Developers must disable shadow stack in the same function as ENABLE_SHSTK() is called. Otherwise the RET instruction will report no matched shadow stack entry on return, and crash the program.

It's worth noting that this may break uninformed custom context-switching logic like glibc's makecontext(), swapcontext(), longjmp(), and Boost.Context. This is because enabling shadow stack requires library to save and restore shadow stack pointers when switching context, and since it add overhead, the feature is usually opt-in.

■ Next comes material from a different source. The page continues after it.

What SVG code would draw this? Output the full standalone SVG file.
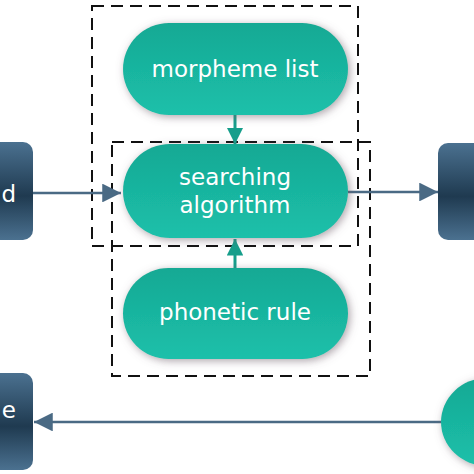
<svg xmlns="http://www.w3.org/2000/svg" width="474" height="474" viewBox="0 0 474 474">
<style>
.pill{fill:url(#teal);filter:url(#sh)}
.dark{fill:url(#navy)}
.lbl{font-family:"DejaVu Sans","Open Sans",sans-serif;font-size:23px;fill:#ffffff;text-anchor:middle}
.dash{fill:none;stroke:#111111;stroke-width:2;stroke-dasharray:12,7}
.con{stroke:#4a6a84;stroke-width:2.5;fill:none}
.tcon{stroke:#169e8b;stroke-width:3;fill:none}
</style>
<defs>
<linearGradient id="teal" x1="0" y1="0" x2="0" y2="1">
<stop offset="0" stop-color="#16a994"/>
<stop offset="1" stop-color="#1cc0aa"/>
</linearGradient>
<linearGradient id="navy" x1="0" y1="0" x2="0" y2="1">
<stop offset="0" stop-color="#4b7190"/>
<stop offset="0.55" stop-color="#1f3a50"/>
<stop offset="1" stop-color="#4b7190"/>
</linearGradient>
<filter id="sh" x="-20%" y="-30%" width="140%" height="160%">
<feGaussianBlur in="SourceAlpha" stdDeviation="4"/>
<feOffset dx="2" dy="2" result="b"/>
<feFlood flood-color="#6a5a66" flood-opacity="0.55"/>
<feComposite in2="b" operator="in"/>
<feMerge><feMergeNode/><feMergeNode in="SourceGraphic"/></feMerge>
</filter>
<marker id="ah" viewBox="0 0 10 10" refX="10" refY="5" markerWidth="8" markerHeight="7.5" markerUnits="strokeWidth" orient="auto">
<path d="M0,0 L10,5 L0,10 z" fill="#4a6a84"/>
</marker>
<marker id="th" viewBox="0 0 10 10" refX="10" refY="5" markerWidth="5.5" markerHeight="5.5" markerUnits="strokeWidth" orient="auto">
<path d="M0,0 L10,5 L0,10 z" fill="#169e8b"/>
</marker>
</defs>
<rect class="dash" x="92" y="6" width="266" height="240"/>
<rect class="dash" x="112" y="142" width="258" height="234"/>
<g id="connectors">
<line class="con" x1="33" y1="193" x2="121" y2="193" marker-end="url(#ah)"/>
<line class="con" x1="348" y1="192" x2="438" y2="192" marker-end="url(#ah)"/>
<line class="con" x1="442" y1="422" x2="34" y2="422" marker-end="url(#ah)"/>
<line class="tcon" x1="235" y1="115" x2="235" y2="144" marker-end="url(#th)"/>
<line class="tcon" x1="235" y1="268" x2="235" y2="239" marker-end="url(#th)"/>
</g>
<g id="node-word">
<rect class="dark" x="-20" y="142" width="53" height="98" rx="10"/>
<text class="lbl" x="16" y="202" style="text-anchor:end">d</text>
</g>
<g id="node-right">
<rect class="dark" x="438" y="143" width="60" height="97" rx="10"/>
</g>
<g id="node-bottom-left">
<rect class="dark" x="-20" y="373" width="53" height="97" rx="10"/>
<text class="lbl" x="16" y="418" style="text-anchor:end">e</text>
</g>
<g id="node-bottom-right">
<ellipse class="pill" cx="487" cy="422" rx="46" ry="44"/>
</g>
<g id="node-morpheme">
<rect class="pill" x="123" y="23" width="225" height="92" rx="46"/>
<text class="lbl" x="235" y="77">morpheme list</text>
</g>
<g id="node-searching">
<rect class="pill" x="123" y="144" width="225" height="94" rx="47"/>
<text class="lbl" x="235" y="185">searching<tspan x="235" dy="28">algorithm</tspan></text>
</g>
<g id="node-phonetic">
<rect class="pill" x="123" y="268" width="225" height="91" rx="45.5"/>
<text class="lbl" x="235" y="320">phonetic rule</text>
</g>
</svg>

These libraries are often used in Coroutine or Fiber implementations and you need to double check if they support this use case. Specifically, glibc only handles shadow stack correctly when glibc itself is compiled with -fcf-protection=return/full, and Boost.Context enables the feature only when user's program is compiled with -fcf-protection=return/full.

Conclusion

Hardware-supported shadow stack is a powerful feature available on recent CPUs. It can be used to capture backtrace at unprecedented speed and enables backtrace at a wider range of places. Unfortunately the software support for (ab)using it to capture backtrace is still immature and requires some hacks to make it work. Hopefully this article will invoke people's awareness of this usage and improve upstream support.